TASK GOAL: Copy out each line of the data holding "Write".

GIVEN RECORDS:
-*-*-
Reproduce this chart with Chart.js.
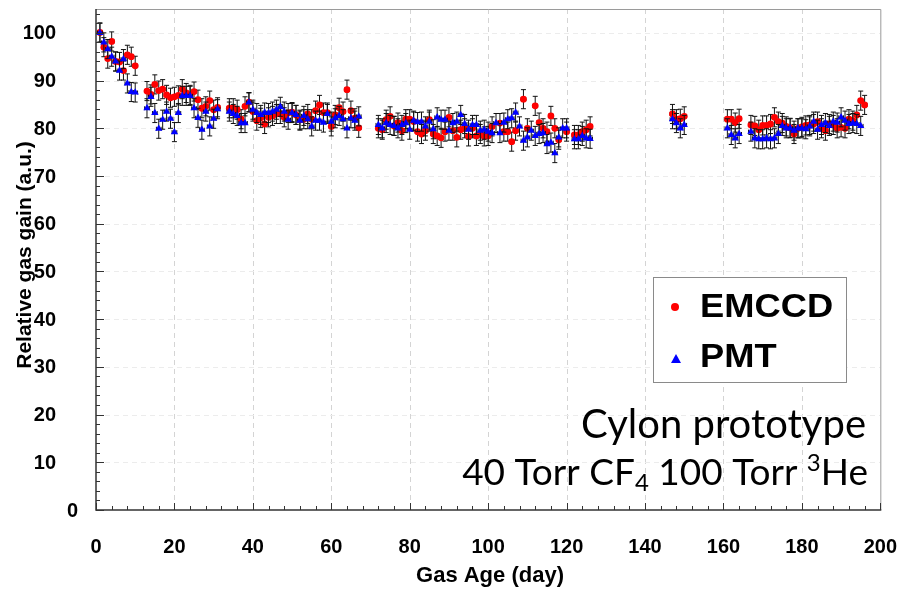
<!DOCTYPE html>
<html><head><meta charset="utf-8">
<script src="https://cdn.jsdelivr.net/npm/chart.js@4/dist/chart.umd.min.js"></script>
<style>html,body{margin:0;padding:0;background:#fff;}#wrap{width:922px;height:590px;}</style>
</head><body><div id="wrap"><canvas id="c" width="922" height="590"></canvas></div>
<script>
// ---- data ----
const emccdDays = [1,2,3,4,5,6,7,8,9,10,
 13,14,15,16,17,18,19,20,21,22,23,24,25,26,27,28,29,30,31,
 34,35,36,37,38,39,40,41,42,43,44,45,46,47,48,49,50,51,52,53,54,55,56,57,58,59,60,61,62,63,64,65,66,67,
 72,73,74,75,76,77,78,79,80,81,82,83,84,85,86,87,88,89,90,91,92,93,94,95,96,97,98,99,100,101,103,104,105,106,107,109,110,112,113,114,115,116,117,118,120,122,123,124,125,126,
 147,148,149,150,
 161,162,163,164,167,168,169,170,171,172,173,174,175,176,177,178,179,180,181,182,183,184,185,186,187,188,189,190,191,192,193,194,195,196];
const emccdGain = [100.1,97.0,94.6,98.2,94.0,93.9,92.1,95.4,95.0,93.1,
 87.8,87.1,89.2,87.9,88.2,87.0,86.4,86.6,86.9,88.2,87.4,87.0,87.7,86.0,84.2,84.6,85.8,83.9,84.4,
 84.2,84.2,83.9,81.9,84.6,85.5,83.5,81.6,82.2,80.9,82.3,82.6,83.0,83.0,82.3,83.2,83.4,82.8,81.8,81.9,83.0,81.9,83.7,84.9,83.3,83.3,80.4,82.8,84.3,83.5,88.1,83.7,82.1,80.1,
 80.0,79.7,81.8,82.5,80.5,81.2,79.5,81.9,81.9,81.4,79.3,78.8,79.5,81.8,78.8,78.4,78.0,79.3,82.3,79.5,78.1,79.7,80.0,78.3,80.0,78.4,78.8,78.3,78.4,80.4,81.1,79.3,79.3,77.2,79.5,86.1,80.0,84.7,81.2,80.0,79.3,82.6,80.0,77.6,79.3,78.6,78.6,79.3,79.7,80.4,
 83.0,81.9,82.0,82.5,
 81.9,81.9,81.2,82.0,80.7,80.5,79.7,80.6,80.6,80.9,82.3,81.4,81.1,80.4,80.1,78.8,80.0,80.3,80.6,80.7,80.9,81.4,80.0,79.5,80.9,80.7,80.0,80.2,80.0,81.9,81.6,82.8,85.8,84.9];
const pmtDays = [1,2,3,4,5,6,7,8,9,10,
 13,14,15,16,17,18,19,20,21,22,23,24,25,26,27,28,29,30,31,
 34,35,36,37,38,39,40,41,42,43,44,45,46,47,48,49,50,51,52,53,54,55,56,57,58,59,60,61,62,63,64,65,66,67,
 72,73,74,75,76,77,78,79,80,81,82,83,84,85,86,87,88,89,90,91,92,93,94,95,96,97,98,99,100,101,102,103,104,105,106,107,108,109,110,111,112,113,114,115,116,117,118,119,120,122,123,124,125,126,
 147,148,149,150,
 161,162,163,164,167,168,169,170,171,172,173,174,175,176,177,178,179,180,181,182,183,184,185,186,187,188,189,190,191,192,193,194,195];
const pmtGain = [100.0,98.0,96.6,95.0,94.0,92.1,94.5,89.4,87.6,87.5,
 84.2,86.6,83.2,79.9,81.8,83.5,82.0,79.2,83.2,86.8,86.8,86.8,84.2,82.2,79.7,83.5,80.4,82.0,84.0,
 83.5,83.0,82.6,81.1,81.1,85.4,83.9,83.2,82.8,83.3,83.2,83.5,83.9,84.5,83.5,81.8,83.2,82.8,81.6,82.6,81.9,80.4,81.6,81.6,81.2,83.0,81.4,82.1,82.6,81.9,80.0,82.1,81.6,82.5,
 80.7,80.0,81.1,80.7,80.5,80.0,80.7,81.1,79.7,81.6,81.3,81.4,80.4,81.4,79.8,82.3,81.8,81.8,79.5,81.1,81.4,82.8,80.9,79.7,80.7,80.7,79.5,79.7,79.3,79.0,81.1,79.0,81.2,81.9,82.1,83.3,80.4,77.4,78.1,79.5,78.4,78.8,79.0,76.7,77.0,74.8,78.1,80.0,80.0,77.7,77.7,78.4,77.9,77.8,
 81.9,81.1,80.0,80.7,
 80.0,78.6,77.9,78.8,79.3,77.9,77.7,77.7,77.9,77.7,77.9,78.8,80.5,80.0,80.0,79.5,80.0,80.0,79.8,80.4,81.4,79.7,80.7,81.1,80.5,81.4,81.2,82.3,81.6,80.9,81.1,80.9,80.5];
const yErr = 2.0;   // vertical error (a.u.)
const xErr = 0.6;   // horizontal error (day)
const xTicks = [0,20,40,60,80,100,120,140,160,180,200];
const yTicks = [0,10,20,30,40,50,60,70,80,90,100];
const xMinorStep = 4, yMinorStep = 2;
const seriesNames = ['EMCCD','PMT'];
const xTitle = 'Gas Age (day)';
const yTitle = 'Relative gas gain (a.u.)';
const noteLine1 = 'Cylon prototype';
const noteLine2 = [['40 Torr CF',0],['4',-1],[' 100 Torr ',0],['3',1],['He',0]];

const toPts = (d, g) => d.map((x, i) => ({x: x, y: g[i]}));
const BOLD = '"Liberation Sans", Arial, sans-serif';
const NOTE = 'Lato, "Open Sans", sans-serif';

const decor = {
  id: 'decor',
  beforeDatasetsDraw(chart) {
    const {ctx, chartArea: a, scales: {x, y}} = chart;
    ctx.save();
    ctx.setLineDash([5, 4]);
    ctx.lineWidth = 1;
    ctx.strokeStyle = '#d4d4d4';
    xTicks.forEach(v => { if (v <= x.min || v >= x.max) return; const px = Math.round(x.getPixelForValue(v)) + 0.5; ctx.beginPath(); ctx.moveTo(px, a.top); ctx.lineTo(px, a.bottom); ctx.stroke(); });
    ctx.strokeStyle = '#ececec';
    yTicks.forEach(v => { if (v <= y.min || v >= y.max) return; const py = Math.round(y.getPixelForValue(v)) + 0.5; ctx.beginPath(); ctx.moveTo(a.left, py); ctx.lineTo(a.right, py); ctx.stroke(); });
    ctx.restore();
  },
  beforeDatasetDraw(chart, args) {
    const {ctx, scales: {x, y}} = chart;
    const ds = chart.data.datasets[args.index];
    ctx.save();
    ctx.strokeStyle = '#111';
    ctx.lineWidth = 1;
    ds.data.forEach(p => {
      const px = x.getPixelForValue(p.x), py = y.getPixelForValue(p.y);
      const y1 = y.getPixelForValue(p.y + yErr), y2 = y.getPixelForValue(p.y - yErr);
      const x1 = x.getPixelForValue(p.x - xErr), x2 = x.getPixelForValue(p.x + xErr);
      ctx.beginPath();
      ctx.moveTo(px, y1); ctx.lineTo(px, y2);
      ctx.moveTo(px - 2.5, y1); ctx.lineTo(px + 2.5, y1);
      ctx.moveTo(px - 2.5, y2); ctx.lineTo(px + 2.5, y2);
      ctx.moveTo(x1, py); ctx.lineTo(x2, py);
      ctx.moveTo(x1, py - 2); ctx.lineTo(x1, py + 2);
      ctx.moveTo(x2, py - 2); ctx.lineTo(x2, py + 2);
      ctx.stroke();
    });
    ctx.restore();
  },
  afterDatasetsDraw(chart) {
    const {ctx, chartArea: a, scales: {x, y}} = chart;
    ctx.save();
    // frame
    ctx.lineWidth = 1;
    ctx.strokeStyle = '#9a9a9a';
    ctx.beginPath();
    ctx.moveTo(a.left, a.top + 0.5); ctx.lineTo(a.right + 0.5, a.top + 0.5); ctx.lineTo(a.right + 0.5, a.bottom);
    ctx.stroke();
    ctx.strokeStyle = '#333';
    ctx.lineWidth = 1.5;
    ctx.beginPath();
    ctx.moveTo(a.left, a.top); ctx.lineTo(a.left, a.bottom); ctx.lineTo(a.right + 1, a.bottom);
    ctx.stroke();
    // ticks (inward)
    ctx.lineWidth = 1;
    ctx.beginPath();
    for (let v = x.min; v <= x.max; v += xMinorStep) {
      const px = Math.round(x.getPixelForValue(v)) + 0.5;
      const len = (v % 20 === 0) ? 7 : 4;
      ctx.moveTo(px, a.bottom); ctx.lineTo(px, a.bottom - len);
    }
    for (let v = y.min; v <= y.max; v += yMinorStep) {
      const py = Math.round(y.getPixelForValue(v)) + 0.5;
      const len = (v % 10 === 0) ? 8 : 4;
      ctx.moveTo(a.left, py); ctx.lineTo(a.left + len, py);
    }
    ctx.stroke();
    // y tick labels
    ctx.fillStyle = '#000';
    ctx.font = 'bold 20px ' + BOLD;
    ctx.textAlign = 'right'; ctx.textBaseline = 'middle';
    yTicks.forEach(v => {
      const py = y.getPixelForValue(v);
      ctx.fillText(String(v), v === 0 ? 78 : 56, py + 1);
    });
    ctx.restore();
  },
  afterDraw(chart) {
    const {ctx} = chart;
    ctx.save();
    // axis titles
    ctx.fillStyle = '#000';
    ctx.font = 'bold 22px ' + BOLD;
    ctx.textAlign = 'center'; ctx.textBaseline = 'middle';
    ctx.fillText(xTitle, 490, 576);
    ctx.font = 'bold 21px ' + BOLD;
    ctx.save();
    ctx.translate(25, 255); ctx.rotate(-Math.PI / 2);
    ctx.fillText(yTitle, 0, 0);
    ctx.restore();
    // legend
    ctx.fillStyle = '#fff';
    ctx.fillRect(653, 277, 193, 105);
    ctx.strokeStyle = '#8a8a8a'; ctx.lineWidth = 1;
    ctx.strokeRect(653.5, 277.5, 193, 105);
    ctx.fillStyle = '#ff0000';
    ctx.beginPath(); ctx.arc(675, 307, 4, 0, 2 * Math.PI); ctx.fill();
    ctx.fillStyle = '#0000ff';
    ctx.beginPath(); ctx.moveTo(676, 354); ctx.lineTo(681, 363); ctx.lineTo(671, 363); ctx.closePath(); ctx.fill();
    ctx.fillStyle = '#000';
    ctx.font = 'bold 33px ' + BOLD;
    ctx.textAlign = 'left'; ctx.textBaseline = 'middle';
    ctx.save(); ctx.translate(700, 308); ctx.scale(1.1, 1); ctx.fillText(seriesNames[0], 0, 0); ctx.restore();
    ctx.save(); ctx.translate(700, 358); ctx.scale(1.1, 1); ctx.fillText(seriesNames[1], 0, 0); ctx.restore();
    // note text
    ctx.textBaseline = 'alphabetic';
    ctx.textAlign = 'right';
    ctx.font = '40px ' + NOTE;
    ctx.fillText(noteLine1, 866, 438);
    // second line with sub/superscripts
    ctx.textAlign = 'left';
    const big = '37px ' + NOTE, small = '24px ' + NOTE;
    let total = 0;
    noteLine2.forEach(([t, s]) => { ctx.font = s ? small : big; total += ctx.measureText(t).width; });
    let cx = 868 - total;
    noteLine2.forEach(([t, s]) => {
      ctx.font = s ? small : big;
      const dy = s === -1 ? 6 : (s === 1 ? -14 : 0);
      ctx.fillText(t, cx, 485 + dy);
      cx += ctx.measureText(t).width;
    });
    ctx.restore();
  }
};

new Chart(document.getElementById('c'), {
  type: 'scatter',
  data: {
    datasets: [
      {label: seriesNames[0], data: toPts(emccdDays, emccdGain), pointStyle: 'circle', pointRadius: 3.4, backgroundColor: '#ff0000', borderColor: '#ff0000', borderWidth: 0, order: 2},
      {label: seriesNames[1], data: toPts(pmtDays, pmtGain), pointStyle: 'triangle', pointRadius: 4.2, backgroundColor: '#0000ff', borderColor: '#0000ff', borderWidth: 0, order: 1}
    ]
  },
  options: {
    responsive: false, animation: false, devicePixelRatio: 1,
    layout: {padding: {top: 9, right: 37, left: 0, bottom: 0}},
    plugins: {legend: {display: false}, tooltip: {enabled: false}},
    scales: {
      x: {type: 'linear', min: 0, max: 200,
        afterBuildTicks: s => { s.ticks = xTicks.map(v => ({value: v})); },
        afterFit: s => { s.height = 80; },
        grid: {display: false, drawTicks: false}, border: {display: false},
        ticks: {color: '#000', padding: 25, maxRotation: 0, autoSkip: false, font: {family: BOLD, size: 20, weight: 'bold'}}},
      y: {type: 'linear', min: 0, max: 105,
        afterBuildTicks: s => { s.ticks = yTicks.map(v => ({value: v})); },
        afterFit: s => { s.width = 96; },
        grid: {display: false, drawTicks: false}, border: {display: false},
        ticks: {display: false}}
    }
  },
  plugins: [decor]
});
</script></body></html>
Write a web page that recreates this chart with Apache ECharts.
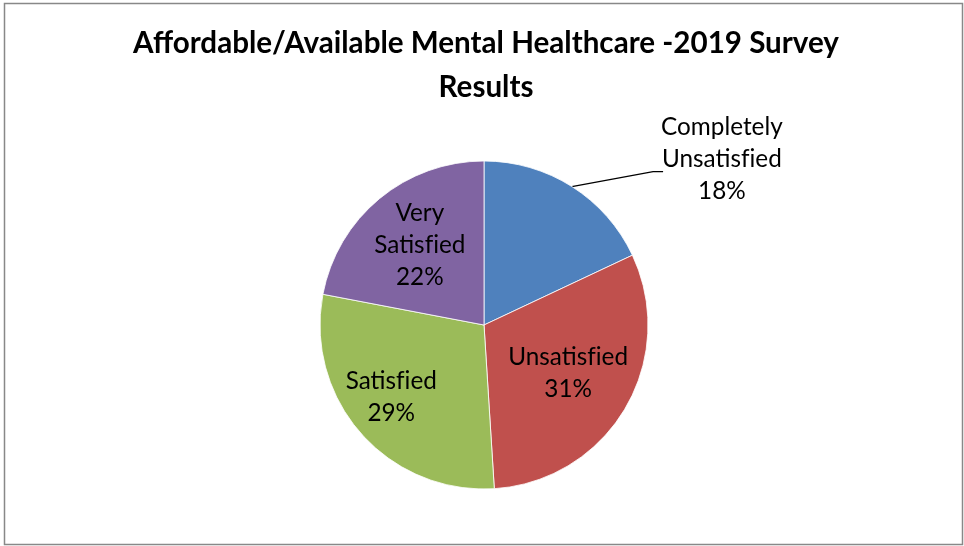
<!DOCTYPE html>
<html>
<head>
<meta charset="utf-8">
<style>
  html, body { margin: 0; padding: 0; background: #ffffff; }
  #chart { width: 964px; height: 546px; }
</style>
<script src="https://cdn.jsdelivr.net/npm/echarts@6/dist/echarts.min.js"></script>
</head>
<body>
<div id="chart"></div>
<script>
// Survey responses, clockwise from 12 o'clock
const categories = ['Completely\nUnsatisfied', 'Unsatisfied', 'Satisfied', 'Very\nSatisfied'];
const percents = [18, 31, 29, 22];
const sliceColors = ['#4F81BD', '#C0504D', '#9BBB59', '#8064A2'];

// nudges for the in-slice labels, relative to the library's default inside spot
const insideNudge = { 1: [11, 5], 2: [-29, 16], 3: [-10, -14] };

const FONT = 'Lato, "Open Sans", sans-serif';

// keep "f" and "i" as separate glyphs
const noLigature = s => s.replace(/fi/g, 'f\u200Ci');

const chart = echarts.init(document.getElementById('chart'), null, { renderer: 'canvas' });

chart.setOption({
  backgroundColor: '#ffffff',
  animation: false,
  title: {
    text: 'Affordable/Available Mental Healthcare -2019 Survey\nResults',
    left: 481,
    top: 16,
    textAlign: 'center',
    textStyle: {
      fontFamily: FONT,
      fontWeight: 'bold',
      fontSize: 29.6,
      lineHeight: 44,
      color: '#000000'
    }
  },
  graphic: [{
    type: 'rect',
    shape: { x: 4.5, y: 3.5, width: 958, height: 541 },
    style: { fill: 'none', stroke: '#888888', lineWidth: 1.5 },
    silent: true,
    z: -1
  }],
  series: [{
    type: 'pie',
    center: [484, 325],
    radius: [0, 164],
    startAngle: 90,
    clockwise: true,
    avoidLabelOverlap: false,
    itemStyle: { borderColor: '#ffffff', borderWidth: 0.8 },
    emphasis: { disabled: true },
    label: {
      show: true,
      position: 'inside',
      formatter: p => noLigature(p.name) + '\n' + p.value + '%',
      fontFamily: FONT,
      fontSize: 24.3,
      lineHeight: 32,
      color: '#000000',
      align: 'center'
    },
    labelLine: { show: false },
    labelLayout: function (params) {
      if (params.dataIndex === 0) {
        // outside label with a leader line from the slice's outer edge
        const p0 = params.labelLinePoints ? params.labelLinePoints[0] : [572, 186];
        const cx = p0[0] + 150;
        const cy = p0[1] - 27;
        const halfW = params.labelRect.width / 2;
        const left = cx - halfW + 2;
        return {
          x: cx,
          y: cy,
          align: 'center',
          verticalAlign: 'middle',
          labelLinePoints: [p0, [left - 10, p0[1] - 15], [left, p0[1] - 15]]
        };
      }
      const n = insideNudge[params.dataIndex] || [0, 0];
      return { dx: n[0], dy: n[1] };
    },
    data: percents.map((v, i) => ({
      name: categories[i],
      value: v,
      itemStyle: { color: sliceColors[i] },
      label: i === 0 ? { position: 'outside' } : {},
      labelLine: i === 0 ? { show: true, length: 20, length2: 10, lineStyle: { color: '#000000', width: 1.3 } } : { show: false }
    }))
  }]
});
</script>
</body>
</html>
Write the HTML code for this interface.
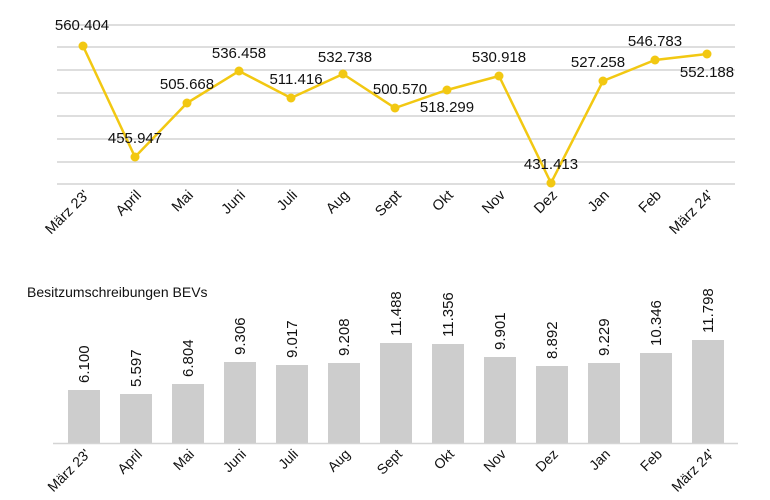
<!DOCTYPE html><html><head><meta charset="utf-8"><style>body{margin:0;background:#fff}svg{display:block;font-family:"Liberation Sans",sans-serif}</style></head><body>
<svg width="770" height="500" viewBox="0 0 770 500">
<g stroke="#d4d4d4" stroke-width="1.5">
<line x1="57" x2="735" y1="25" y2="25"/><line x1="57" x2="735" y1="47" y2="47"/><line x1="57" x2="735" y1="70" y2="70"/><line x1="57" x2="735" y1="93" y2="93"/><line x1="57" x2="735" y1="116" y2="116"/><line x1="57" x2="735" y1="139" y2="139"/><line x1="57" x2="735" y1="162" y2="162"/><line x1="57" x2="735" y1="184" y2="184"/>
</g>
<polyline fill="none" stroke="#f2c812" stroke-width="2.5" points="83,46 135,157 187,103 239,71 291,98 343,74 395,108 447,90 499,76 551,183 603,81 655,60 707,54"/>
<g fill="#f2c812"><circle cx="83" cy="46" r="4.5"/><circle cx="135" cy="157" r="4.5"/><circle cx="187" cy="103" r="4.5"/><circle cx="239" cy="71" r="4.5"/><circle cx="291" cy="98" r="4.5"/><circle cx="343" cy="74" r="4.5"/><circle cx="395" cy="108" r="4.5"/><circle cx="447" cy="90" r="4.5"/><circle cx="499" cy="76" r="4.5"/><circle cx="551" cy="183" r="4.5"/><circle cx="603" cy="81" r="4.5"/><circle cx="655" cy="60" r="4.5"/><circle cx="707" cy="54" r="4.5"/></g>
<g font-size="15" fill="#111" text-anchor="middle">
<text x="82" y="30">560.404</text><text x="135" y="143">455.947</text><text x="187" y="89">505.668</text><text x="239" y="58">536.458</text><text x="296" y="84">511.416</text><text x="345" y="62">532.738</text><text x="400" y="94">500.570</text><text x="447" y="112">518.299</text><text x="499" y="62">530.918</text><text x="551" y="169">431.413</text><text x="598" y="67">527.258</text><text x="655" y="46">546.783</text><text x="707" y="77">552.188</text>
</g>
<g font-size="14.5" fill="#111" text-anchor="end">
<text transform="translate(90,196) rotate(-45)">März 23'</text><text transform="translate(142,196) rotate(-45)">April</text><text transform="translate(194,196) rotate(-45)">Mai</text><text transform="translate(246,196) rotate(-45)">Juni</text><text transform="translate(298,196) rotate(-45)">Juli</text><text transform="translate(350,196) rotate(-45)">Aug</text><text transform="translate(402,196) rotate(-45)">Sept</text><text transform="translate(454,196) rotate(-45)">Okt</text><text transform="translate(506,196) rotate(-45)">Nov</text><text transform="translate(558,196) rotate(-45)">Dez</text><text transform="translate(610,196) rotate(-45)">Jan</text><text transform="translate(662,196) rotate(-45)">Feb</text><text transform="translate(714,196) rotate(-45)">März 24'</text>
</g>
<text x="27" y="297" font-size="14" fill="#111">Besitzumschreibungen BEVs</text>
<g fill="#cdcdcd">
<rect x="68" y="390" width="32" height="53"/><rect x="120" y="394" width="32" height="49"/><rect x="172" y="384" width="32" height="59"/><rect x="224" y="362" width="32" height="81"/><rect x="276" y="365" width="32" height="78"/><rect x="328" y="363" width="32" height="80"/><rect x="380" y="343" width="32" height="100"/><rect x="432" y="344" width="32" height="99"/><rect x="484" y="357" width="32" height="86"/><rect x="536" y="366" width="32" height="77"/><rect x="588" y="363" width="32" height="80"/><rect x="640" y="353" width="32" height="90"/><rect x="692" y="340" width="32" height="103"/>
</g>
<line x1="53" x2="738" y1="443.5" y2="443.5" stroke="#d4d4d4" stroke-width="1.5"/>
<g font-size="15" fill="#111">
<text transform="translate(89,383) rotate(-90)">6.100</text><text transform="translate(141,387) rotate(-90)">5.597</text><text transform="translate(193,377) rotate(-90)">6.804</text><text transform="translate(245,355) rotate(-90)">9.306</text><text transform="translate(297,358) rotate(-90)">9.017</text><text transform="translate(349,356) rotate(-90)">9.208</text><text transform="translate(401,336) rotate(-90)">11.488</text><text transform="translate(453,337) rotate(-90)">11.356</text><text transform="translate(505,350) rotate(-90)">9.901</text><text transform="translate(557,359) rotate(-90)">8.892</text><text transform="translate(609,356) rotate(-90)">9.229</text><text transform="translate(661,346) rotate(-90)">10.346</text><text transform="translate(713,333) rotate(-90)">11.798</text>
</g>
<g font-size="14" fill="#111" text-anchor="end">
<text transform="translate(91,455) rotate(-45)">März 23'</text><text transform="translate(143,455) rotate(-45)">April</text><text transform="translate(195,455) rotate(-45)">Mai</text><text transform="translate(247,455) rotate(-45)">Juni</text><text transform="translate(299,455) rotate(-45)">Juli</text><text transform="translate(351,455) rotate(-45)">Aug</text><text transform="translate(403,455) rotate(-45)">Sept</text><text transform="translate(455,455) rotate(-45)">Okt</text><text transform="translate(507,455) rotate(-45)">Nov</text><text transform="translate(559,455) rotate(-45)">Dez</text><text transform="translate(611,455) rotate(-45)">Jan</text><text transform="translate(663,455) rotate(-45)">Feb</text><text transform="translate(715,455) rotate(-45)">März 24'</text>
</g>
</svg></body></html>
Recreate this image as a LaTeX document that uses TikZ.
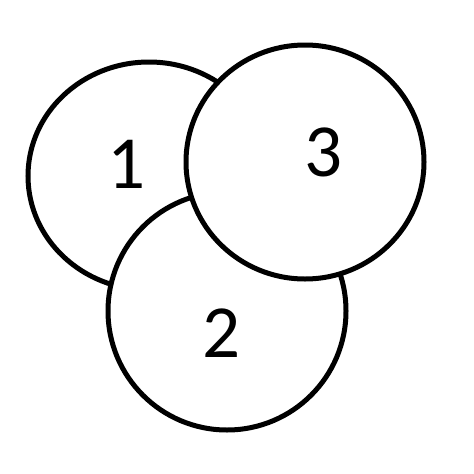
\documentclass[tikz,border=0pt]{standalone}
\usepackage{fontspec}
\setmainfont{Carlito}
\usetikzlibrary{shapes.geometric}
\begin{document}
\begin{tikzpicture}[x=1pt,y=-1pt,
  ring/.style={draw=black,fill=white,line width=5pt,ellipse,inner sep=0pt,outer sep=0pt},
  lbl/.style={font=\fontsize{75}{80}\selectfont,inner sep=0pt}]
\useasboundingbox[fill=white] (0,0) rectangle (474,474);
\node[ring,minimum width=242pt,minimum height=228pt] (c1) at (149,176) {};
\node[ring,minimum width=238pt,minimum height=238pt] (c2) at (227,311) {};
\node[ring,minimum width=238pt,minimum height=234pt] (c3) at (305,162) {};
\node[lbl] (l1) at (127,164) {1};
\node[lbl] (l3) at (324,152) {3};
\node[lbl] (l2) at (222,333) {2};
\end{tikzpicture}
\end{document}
-*-*-
EXERCISE SOLUTION:
Write a web page that recreates this chart with Apache ECharts.
Write the HTML code for this interface.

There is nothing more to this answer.